What you will do:
Which lines in the records below contain the word "this"? Copy each of them.

Provided records:
+---+
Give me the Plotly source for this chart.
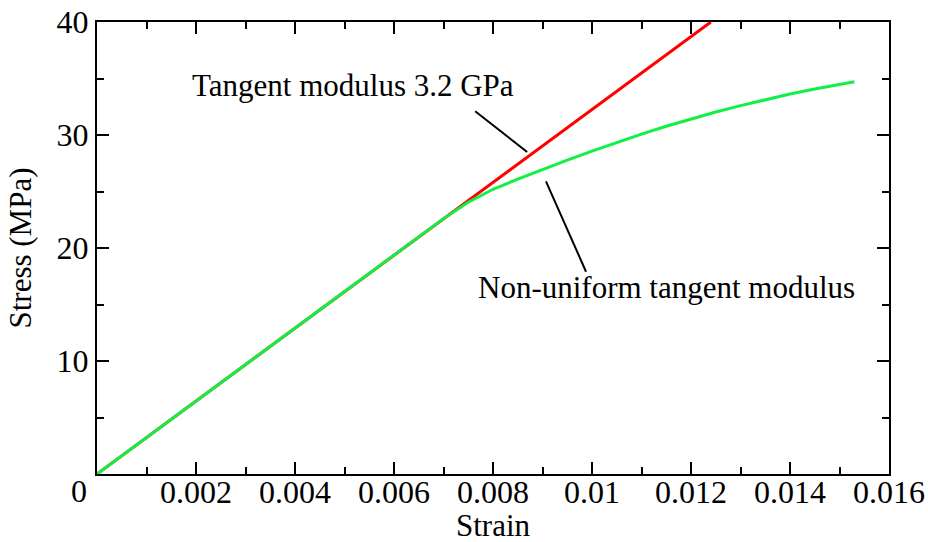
+---+
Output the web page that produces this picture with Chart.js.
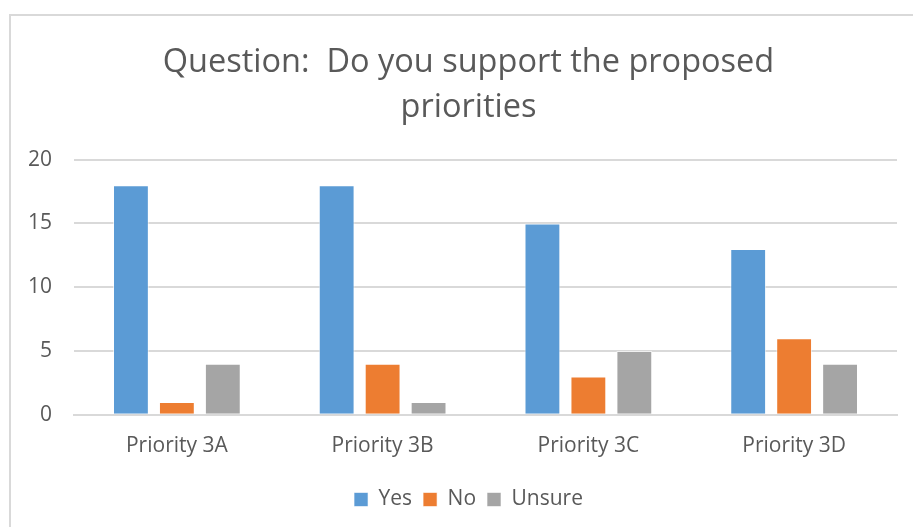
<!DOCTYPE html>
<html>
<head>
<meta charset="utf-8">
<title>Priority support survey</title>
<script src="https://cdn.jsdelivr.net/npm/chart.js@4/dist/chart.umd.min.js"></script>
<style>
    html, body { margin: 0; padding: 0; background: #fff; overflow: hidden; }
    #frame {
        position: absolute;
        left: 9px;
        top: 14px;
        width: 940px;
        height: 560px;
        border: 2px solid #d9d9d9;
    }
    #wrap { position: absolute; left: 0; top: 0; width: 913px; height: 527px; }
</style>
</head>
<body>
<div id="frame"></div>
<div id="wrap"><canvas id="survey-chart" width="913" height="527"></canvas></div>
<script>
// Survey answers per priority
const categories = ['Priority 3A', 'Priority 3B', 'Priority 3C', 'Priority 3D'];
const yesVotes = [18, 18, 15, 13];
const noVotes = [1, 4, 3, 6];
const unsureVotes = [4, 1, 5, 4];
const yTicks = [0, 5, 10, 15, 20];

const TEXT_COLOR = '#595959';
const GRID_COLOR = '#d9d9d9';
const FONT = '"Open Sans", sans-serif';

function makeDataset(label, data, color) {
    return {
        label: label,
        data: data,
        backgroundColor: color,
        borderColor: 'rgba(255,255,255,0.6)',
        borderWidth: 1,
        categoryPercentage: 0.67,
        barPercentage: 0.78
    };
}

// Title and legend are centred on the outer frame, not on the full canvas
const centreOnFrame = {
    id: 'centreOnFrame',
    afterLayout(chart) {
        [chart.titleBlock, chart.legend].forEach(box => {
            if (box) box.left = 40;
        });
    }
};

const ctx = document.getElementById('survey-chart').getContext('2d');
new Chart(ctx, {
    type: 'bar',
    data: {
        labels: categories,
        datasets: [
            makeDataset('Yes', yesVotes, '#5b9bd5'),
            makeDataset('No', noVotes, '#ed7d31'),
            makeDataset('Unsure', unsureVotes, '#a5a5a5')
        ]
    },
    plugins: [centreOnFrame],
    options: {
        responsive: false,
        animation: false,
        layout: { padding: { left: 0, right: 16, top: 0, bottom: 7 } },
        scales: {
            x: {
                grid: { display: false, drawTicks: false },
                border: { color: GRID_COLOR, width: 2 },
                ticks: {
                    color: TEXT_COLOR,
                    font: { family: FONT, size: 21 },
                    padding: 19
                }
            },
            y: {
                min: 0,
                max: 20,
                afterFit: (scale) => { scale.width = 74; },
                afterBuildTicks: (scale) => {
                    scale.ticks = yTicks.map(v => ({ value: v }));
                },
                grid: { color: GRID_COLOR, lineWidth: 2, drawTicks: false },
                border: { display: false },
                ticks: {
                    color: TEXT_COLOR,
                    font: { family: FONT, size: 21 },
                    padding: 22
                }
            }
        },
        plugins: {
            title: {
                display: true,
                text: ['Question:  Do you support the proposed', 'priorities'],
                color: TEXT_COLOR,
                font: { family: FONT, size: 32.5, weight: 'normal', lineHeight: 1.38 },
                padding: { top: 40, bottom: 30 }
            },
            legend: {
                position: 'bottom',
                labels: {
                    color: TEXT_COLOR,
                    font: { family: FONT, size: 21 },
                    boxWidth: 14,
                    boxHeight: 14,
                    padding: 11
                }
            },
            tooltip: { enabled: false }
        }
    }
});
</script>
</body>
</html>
+---+
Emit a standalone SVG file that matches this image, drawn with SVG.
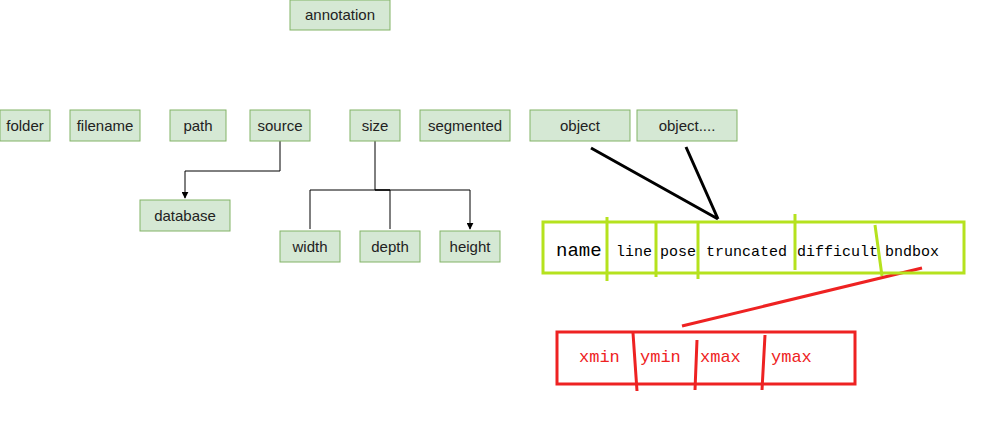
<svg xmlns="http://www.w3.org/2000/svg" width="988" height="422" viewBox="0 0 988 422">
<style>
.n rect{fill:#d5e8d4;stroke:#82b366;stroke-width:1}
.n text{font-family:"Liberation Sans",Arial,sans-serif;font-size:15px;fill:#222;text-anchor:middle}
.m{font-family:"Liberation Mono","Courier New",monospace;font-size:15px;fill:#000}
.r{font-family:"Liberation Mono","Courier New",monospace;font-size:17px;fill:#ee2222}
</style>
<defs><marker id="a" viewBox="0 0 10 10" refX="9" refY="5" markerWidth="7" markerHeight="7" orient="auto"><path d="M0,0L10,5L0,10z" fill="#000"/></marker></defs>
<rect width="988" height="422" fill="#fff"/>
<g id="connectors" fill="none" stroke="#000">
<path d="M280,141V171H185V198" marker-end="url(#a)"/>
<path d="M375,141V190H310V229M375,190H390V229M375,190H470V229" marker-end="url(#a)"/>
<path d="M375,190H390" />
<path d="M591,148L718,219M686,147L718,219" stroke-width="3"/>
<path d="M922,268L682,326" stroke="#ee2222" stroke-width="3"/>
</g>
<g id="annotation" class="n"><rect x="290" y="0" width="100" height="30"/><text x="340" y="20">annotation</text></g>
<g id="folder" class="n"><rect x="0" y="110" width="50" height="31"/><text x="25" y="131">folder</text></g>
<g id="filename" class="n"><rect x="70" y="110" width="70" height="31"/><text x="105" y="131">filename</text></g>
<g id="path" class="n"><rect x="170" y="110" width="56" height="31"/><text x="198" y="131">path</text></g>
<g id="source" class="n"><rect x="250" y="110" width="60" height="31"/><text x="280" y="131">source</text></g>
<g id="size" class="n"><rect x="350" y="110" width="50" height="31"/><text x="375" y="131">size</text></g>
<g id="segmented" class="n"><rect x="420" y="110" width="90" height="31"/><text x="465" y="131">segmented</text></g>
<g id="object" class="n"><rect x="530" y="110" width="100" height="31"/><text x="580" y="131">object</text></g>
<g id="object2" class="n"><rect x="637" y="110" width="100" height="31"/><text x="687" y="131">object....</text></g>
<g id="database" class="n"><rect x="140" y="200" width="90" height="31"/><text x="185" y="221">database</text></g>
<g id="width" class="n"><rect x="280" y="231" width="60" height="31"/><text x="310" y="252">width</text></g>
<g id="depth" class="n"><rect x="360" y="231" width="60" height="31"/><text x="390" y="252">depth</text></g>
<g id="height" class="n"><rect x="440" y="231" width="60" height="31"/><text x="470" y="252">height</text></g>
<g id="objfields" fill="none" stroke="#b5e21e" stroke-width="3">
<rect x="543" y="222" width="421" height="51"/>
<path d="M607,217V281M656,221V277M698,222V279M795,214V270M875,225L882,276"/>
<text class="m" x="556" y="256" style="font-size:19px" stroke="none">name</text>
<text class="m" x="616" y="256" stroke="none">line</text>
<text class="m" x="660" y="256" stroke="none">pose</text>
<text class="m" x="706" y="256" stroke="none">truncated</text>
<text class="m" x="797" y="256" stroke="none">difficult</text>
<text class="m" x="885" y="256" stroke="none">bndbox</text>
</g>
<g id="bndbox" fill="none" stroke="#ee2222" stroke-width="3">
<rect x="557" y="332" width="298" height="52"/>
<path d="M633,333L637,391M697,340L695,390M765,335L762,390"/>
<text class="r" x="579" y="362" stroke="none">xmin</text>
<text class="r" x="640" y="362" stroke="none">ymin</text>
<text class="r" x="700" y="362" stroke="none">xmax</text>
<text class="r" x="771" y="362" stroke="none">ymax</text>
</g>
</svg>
+---+
Final result:
Give me the Plotly source for this chart.
Output the web page that produces this picture with Chart.js.
Emit a standalone SVG file that matches this image, drawn with SVG.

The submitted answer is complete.